*Data listing*.
========================================

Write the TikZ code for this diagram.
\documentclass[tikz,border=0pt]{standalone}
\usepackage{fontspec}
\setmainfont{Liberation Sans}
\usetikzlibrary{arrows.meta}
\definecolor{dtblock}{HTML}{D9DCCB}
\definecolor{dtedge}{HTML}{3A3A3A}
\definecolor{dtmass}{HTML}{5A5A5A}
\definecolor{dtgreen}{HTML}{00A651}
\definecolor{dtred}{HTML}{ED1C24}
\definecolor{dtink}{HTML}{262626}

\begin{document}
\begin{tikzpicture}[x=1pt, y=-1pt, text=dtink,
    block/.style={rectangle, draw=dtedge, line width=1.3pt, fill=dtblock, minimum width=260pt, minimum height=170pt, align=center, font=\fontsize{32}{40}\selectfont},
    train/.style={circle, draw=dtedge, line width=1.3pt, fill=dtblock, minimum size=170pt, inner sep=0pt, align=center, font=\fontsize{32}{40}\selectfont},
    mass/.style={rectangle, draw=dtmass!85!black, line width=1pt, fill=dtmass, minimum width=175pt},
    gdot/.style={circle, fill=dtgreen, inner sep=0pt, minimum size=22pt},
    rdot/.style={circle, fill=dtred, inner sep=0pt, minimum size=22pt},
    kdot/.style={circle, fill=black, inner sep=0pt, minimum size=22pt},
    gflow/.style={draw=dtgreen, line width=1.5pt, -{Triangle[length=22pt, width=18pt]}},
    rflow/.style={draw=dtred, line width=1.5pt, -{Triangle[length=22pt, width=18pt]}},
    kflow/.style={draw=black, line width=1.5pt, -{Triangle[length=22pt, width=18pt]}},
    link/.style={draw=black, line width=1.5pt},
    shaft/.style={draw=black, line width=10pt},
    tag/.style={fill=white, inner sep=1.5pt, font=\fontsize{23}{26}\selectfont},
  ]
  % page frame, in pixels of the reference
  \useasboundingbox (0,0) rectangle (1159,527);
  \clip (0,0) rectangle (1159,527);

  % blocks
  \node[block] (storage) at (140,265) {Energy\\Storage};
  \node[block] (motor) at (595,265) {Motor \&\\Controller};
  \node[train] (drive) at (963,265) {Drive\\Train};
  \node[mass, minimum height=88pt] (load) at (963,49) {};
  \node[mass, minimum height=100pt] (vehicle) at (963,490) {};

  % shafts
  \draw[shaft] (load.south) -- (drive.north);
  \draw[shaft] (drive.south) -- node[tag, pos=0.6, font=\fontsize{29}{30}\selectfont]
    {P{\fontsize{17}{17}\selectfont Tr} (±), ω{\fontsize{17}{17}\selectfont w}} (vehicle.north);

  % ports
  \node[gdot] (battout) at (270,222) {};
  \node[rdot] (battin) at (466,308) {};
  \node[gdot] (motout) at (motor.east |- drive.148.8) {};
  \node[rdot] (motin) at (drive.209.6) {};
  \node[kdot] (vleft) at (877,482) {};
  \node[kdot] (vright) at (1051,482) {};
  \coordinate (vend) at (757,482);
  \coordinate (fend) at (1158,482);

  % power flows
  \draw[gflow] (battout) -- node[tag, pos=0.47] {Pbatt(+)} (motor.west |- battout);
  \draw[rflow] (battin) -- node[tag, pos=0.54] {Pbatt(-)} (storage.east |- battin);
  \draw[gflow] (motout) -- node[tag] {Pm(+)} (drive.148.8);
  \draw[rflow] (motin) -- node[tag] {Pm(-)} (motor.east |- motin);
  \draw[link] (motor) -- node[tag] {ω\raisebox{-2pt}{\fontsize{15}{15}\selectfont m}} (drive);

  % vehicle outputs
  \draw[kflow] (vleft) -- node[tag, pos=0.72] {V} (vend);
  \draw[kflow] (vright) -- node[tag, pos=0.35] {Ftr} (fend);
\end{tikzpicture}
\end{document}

========================================

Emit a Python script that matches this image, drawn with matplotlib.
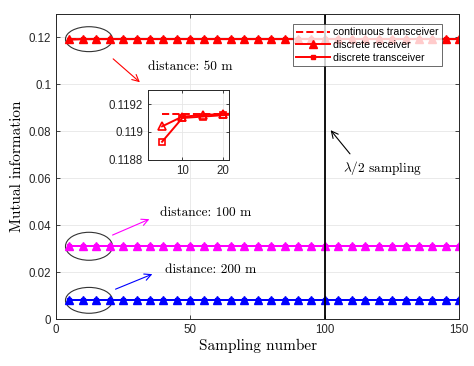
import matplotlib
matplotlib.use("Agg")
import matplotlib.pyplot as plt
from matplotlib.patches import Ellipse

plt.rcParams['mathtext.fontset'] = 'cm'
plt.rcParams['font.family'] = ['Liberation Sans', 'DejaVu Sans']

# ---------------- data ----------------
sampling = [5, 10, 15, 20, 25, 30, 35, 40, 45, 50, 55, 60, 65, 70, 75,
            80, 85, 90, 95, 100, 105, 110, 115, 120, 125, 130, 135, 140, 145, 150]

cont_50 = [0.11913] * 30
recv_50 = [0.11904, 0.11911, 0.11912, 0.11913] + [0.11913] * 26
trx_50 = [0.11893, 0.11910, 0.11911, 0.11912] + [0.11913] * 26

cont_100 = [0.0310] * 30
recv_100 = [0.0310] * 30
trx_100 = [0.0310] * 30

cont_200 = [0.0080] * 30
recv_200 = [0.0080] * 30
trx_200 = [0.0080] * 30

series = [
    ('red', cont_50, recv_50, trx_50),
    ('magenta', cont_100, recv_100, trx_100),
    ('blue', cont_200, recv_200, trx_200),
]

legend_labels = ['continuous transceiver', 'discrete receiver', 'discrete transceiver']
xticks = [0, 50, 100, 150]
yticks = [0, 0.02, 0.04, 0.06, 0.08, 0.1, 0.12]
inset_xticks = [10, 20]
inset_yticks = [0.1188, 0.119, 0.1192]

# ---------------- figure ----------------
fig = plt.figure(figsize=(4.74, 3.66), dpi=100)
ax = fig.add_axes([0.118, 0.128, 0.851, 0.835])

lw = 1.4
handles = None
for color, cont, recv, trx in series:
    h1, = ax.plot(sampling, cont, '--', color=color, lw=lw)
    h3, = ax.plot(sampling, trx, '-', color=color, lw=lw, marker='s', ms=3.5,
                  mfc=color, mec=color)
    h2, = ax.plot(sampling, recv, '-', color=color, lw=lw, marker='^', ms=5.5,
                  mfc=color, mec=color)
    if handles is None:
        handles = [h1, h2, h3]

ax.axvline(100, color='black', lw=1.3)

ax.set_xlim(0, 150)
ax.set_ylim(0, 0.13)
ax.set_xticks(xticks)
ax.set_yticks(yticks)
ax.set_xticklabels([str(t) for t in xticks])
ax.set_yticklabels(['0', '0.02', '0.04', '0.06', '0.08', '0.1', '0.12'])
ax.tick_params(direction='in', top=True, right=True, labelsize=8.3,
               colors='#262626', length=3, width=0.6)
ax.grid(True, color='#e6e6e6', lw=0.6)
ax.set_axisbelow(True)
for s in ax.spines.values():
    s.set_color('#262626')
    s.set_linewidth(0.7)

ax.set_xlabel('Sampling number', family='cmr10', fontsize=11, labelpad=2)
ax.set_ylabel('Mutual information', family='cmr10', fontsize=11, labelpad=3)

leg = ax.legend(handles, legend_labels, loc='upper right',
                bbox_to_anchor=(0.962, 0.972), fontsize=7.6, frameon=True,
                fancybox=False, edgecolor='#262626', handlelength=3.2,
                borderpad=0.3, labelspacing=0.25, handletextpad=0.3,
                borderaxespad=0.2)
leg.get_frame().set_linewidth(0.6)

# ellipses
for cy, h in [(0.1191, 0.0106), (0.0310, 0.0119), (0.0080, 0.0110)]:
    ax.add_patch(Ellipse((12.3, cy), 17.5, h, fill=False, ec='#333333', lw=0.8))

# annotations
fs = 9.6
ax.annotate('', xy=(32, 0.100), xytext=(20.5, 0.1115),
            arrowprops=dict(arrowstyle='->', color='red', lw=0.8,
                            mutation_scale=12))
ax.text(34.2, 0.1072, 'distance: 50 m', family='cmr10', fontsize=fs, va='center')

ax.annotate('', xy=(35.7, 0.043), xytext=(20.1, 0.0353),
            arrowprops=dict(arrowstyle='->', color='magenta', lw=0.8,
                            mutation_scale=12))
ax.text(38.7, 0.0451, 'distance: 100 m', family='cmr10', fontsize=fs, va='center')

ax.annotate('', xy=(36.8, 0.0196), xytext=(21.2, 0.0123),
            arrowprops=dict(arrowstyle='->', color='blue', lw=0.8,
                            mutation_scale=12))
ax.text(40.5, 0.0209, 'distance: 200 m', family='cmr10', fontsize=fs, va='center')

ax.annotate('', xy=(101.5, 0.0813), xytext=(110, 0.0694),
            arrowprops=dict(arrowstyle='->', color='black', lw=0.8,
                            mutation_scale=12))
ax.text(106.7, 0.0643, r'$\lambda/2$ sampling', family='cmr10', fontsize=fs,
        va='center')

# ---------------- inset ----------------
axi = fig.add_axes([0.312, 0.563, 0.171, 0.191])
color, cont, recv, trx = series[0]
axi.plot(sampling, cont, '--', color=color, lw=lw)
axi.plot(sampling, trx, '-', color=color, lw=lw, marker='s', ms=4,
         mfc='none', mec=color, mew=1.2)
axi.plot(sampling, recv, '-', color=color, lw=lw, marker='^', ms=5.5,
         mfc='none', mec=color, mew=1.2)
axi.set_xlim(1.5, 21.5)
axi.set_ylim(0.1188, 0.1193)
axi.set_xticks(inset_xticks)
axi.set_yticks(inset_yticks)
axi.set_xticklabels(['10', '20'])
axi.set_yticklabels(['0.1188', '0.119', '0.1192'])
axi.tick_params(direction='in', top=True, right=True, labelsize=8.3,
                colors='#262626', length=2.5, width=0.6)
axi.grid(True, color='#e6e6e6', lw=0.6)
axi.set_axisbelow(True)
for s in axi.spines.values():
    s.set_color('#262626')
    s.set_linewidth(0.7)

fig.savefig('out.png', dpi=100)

========================================

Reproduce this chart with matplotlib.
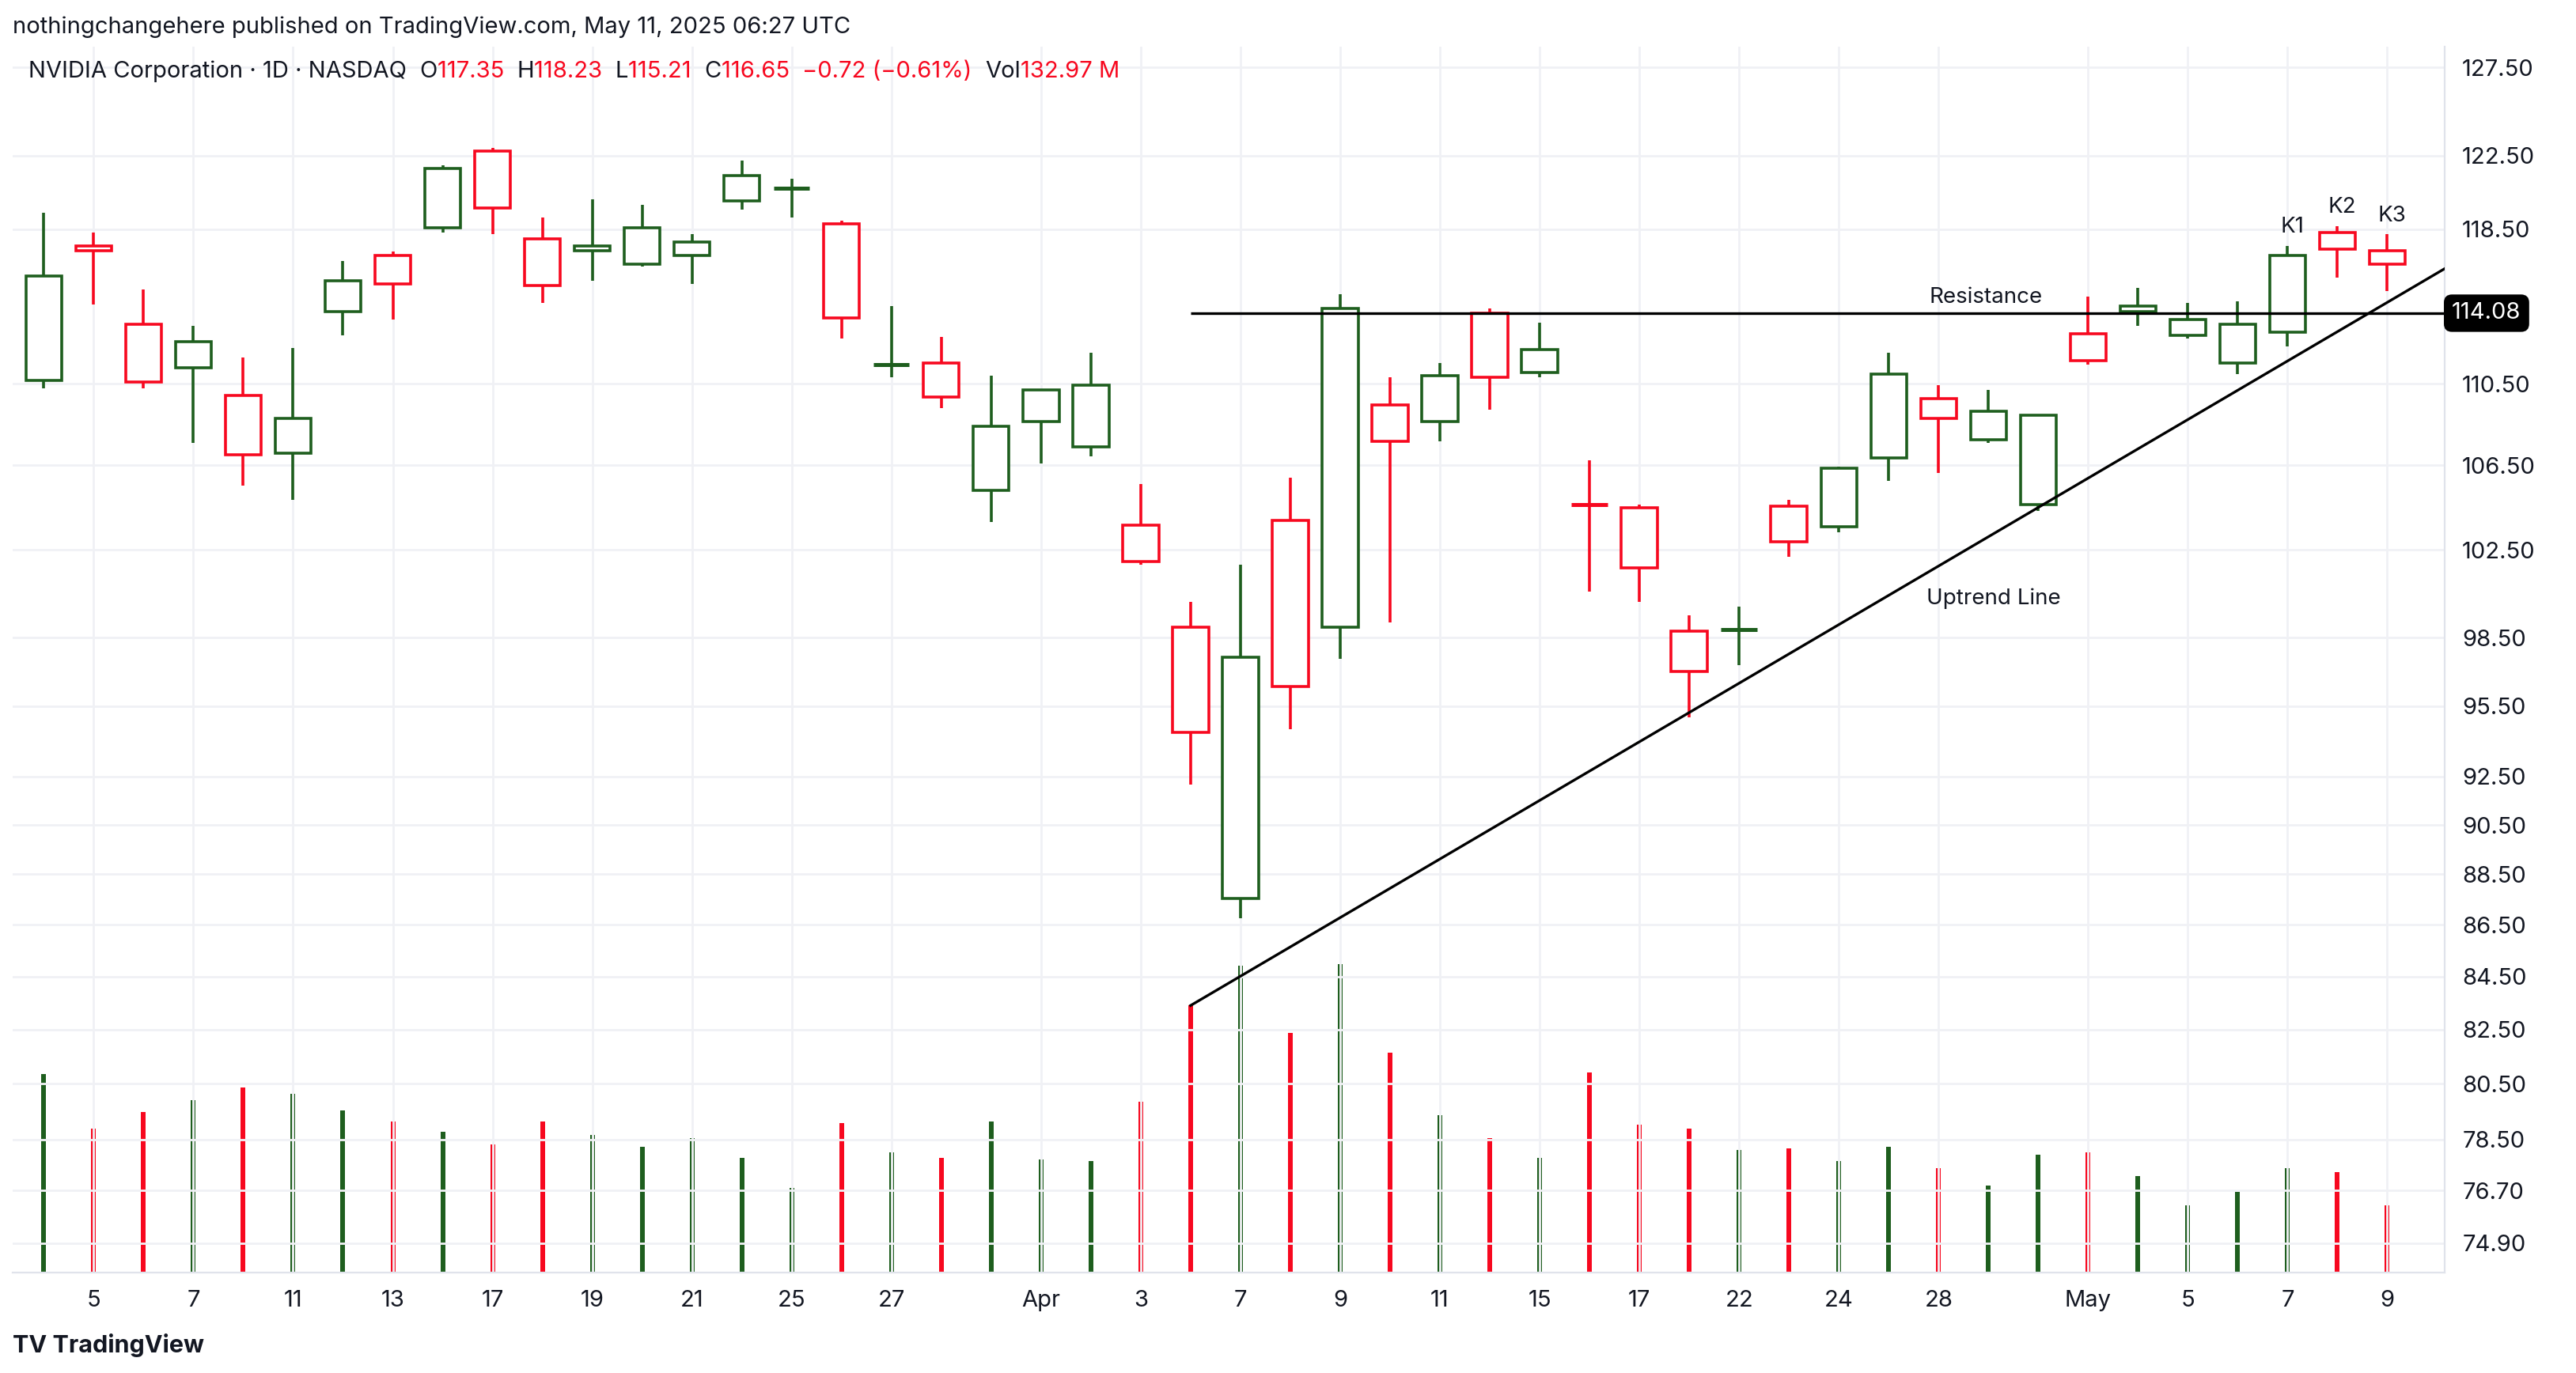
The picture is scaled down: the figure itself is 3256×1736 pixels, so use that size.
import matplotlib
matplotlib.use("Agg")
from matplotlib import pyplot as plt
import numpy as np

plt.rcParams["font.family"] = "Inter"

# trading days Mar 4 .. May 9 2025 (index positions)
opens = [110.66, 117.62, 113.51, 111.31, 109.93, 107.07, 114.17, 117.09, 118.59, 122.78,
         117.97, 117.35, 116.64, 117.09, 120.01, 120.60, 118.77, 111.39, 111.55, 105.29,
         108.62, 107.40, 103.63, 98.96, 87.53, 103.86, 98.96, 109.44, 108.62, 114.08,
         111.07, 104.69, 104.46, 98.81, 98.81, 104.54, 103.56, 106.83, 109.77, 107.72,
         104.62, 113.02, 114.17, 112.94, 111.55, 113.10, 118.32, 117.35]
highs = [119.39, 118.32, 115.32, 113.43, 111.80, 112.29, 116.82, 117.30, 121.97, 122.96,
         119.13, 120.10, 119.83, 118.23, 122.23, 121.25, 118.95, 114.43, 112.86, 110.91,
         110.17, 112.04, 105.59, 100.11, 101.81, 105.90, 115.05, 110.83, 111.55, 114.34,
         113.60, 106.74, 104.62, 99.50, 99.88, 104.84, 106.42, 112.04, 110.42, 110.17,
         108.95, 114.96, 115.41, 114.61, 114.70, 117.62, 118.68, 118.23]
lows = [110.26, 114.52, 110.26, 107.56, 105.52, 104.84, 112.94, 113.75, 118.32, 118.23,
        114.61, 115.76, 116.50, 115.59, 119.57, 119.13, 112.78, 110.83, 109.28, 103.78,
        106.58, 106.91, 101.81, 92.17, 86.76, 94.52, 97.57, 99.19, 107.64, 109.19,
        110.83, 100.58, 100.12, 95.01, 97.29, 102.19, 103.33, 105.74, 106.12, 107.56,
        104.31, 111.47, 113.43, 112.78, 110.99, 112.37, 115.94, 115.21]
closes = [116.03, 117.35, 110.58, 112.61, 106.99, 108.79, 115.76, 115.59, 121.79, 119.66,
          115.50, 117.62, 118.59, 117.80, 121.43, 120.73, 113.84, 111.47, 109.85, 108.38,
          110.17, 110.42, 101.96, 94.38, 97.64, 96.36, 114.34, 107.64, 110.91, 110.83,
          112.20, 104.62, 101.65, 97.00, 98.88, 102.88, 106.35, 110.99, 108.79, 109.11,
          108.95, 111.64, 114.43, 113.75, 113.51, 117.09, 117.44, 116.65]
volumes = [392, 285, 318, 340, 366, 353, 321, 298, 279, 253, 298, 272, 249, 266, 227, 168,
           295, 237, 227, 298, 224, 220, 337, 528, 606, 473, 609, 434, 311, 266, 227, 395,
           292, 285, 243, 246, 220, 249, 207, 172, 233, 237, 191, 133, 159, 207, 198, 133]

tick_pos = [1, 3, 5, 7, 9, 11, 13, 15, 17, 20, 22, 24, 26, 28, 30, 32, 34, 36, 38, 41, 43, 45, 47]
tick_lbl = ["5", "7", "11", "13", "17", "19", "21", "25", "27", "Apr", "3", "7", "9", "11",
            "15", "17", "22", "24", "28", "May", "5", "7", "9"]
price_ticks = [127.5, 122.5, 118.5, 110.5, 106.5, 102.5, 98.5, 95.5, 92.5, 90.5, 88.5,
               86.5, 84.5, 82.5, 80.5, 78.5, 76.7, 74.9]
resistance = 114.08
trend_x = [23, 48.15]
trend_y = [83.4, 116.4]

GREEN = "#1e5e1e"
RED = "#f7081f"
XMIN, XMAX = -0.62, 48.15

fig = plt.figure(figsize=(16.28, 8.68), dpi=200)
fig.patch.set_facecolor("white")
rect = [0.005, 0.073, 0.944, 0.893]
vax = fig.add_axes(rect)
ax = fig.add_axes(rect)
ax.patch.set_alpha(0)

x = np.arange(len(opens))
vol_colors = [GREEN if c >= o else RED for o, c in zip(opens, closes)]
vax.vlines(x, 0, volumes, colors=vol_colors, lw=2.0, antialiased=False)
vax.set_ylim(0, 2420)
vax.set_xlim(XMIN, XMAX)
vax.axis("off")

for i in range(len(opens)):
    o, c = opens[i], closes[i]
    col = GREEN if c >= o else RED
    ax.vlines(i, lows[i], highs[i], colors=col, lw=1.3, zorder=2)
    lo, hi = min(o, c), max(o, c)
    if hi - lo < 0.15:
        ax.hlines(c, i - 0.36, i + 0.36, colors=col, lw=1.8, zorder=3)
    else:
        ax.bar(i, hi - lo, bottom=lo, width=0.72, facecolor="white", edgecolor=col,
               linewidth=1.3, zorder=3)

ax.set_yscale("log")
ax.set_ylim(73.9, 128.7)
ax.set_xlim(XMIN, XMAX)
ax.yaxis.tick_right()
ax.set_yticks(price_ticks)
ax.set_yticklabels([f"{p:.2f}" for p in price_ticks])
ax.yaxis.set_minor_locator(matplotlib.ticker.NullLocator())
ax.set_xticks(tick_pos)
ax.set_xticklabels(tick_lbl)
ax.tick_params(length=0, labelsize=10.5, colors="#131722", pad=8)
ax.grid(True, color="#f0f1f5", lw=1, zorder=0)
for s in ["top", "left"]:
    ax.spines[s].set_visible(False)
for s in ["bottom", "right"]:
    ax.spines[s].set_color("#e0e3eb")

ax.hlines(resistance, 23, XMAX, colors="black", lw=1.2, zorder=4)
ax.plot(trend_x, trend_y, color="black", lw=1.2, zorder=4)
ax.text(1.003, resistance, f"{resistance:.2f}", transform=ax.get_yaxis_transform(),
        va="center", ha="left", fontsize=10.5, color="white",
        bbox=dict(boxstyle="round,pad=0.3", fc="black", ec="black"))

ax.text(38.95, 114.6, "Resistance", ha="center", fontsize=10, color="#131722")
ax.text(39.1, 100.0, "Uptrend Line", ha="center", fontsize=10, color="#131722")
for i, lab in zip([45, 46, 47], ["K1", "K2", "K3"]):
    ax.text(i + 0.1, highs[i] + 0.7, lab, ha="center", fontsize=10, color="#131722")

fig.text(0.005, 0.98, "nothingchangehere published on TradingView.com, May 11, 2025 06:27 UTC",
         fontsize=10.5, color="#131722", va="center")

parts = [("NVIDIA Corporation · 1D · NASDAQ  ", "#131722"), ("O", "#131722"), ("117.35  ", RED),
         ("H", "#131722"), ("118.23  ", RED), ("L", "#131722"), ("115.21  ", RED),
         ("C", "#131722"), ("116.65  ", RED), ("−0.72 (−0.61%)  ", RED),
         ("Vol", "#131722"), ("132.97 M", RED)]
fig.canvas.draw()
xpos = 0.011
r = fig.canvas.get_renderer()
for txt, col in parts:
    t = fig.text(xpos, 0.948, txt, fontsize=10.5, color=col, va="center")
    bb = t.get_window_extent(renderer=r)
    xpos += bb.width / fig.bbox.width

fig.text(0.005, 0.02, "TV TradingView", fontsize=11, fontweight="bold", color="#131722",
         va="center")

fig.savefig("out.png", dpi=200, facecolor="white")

========================================

*Task directions*. Output exactly the lines from the one containing "Emit a Python" through the one containing "plt.rcParams['font.family'] = ['Liberation", both included, and nothing else; leave out any pictures.

*Solved problem*.
Emit a Python script that matches this image, drawn with matplotlib.
import matplotlib
matplotlib.use("Agg")
import matplotlib.pyplot as plt
from matplotlib.patches import Ellipse

plt.rcParams['mathtext.fontset'] = 'cm'
plt.rcParams['font.family'] = ['Liberation Sans', 'DejaVu Sans']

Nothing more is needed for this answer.